** start of Given information **

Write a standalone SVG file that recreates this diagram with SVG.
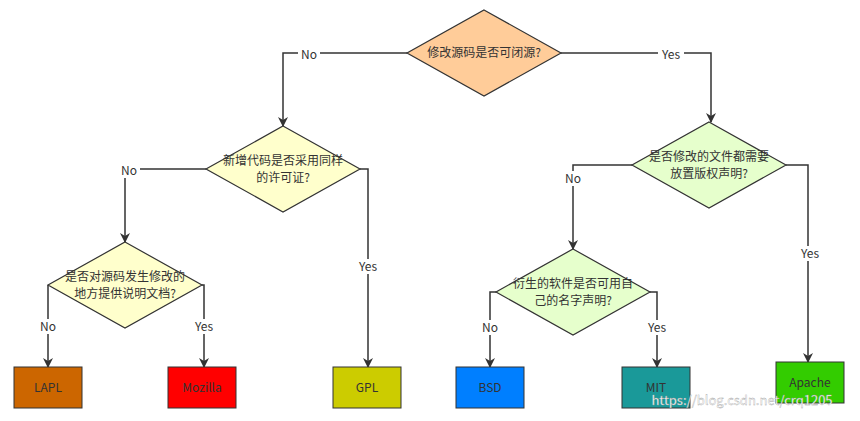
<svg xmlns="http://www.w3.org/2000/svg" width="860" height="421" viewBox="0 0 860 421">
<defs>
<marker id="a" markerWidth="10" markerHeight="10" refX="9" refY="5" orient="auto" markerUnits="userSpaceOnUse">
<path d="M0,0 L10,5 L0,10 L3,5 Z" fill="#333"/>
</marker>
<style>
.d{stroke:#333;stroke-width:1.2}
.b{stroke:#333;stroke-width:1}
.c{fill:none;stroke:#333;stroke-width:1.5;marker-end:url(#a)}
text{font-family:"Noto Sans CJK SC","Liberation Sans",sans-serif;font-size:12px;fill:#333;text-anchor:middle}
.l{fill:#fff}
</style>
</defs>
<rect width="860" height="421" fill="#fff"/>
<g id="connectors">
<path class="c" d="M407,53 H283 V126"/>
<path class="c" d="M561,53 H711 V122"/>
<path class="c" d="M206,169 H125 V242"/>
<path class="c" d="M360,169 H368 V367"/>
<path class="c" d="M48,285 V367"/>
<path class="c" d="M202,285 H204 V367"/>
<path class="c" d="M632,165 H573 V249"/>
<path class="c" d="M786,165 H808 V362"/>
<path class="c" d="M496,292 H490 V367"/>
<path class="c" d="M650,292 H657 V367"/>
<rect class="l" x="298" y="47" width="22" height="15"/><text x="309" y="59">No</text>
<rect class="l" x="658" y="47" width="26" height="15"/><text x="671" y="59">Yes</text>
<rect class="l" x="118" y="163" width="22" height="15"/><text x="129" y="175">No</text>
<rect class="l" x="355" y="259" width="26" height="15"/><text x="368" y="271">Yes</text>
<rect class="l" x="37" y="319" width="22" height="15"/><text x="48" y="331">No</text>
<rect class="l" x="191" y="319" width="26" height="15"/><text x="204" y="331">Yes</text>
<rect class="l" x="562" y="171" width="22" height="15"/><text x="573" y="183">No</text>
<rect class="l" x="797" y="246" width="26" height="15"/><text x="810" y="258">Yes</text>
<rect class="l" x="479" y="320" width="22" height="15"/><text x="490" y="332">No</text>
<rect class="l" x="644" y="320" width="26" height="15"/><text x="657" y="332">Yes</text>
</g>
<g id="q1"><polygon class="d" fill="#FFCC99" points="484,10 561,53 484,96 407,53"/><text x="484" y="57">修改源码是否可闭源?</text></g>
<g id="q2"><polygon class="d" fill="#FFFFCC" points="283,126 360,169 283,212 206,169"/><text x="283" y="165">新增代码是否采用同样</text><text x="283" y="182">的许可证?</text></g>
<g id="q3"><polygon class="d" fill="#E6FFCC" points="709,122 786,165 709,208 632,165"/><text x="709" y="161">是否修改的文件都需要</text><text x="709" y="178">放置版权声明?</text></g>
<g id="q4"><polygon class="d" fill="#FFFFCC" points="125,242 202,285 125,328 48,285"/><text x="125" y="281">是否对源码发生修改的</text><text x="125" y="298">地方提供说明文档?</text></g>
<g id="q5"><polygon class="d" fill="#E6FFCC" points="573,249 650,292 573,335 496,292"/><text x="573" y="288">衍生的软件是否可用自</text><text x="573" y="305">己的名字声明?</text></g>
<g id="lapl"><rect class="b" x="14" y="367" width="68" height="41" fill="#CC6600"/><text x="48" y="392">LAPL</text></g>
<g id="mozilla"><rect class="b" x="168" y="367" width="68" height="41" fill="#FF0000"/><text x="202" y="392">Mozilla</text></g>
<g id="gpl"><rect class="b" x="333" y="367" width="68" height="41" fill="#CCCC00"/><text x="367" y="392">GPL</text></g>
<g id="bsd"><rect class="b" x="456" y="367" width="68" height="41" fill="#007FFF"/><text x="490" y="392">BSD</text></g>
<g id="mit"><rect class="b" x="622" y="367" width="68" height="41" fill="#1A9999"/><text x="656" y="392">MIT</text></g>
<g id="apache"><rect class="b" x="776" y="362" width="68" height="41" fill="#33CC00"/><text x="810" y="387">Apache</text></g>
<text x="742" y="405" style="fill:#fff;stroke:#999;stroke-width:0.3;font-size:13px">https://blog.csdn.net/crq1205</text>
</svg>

** end of Given information **

*Requirements*: Images in the data above are to be skipped. Retype all other material exactly.

*Exercise result*:
Write a standalone SVG file that recreates this diagram with SVG.
<svg xmlns="http://www.w3.org/2000/svg" width="860" height="421" viewBox="0 0 860 421">
<defs>
<marker id="a" markerWidth="10" markerHeight="10" refX="9" refY="5" orient="auto" markerUnits="userSpaceOnUse">
<path d="M0,0 L10,5 L0,10 L3,5 Z" fill="#333"/>
</marker>
<style>
.d{stroke:#333;stroke-width:1.2}
.b{stroke:#333;stroke-width:1}
.c{fill:none;stroke:#333;stroke-width:1.5;marker-end:url(#a)}
text{font-family:"Noto Sans CJK SC","Liberation Sans",sans-serif;font-size:12px;fill:#333;text-anchor:middle}
.l{fill:#fff}
</style>
</defs>
<rect width="860" height="421" fill="#fff"/>
<g id="connectors">
<path class="c" d="M407,53 H283 V126"/>
<path class="c" d="M561,53 H711 V122"/>
<path class="c" d="M206,169 H125 V242"/>
<path class="c" d="M360,169 H368 V367"/>
<path class="c" d="M48,285 V367"/>
<path class="c" d="M202,285 H204 V367"/>
<path class="c" d="M632,165 H573 V249"/>
<path class="c" d="M786,165 H808 V362"/>
<path class="c" d="M496,292 H490 V367"/>
<path class="c" d="M650,292 H657 V367"/>
<rect class="l" x="298" y="47" width="22" height="15"/><text x="309" y="59">No</text>
<rect class="l" x="658" y="47" width="26" height="15"/><text x="671" y="59">Yes</text>
<rect class="l" x="118" y="163" width="22" height="15"/><text x="129" y="175">No</text>
<rect class="l" x="355" y="259" width="26" height="15"/><text x="368" y="271">Yes</text>
<rect class="l" x="37" y="319" width="22" height="15"/><text x="48" y="331">No</text>
<rect class="l" x="191" y="319" width="26" height="15"/><text x="204" y="331">Yes</text>
<rect class="l" x="562" y="171" width="22" height="15"/><text x="573" y="183">No</text>
<rect class="l" x="797" y="246" width="26" height="15"/><text x="810" y="258">Yes</text>
<rect class="l" x="479" y="320" width="22" height="15"/><text x="490" y="332">No</text>
<rect class="l" x="644" y="320" width="26" height="15"/><text x="657" y="332">Yes</text>
</g>
<g id="q1"><polygon class="d" fill="#FFCC99" points="484,10 561,53 484,96 407,53"/><text x="484" y="57">修改源码是否可闭源?</text></g>
<g id="q2"><polygon class="d" fill="#FFFFCC" points="283,126 360,169 283,212 206,169"/><text x="283" y="165">新增代码是否采用同样</text><text x="283" y="182">的许可证?</text></g>
<g id="q3"><polygon class="d" fill="#E6FFCC" points="709,122 786,165 709,208 632,165"/><text x="709" y="161">是否修改的文件都需要</text><text x="709" y="178">放置版权声明?</text></g>
<g id="q4"><polygon class="d" fill="#FFFFCC" points="125,242 202,285 125,328 48,285"/><text x="125" y="281">是否对源码发生修改的</text><text x="125" y="298">地方提供说明文档?</text></g>
<g id="q5"><polygon class="d" fill="#E6FFCC" points="573,249 650,292 573,335 496,292"/><text x="573" y="288">衍生的软件是否可用自</text><text x="573" y="305">己的名字声明?</text></g>
<g id="lapl"><rect class="b" x="14" y="367" width="68" height="41" fill="#CC6600"/><text x="48" y="392">LAPL</text></g>
<g id="mozilla"><rect class="b" x="168" y="367" width="68" height="41" fill="#FF0000"/><text x="202" y="392">Mozilla</text></g>
<g id="gpl"><rect class="b" x="333" y="367" width="68" height="41" fill="#CCCC00"/><text x="367" y="392">GPL</text></g>
<g id="bsd"><rect class="b" x="456" y="367" width="68" height="41" fill="#007FFF"/><text x="490" y="392">BSD</text></g>
<g id="mit"><rect class="b" x="622" y="367" width="68" height="41" fill="#1A9999"/><text x="656" y="392">MIT</text></g>
<g id="apache"><rect class="b" x="776" y="362" width="68" height="41" fill="#33CC00"/><text x="810" y="387">Apache</text></g>
<text x="742" y="405" style="fill:#fff;stroke:#999;stroke-width:0.3;font-size:13px">https://blog.csdn.net/crq1205</text>
</svg>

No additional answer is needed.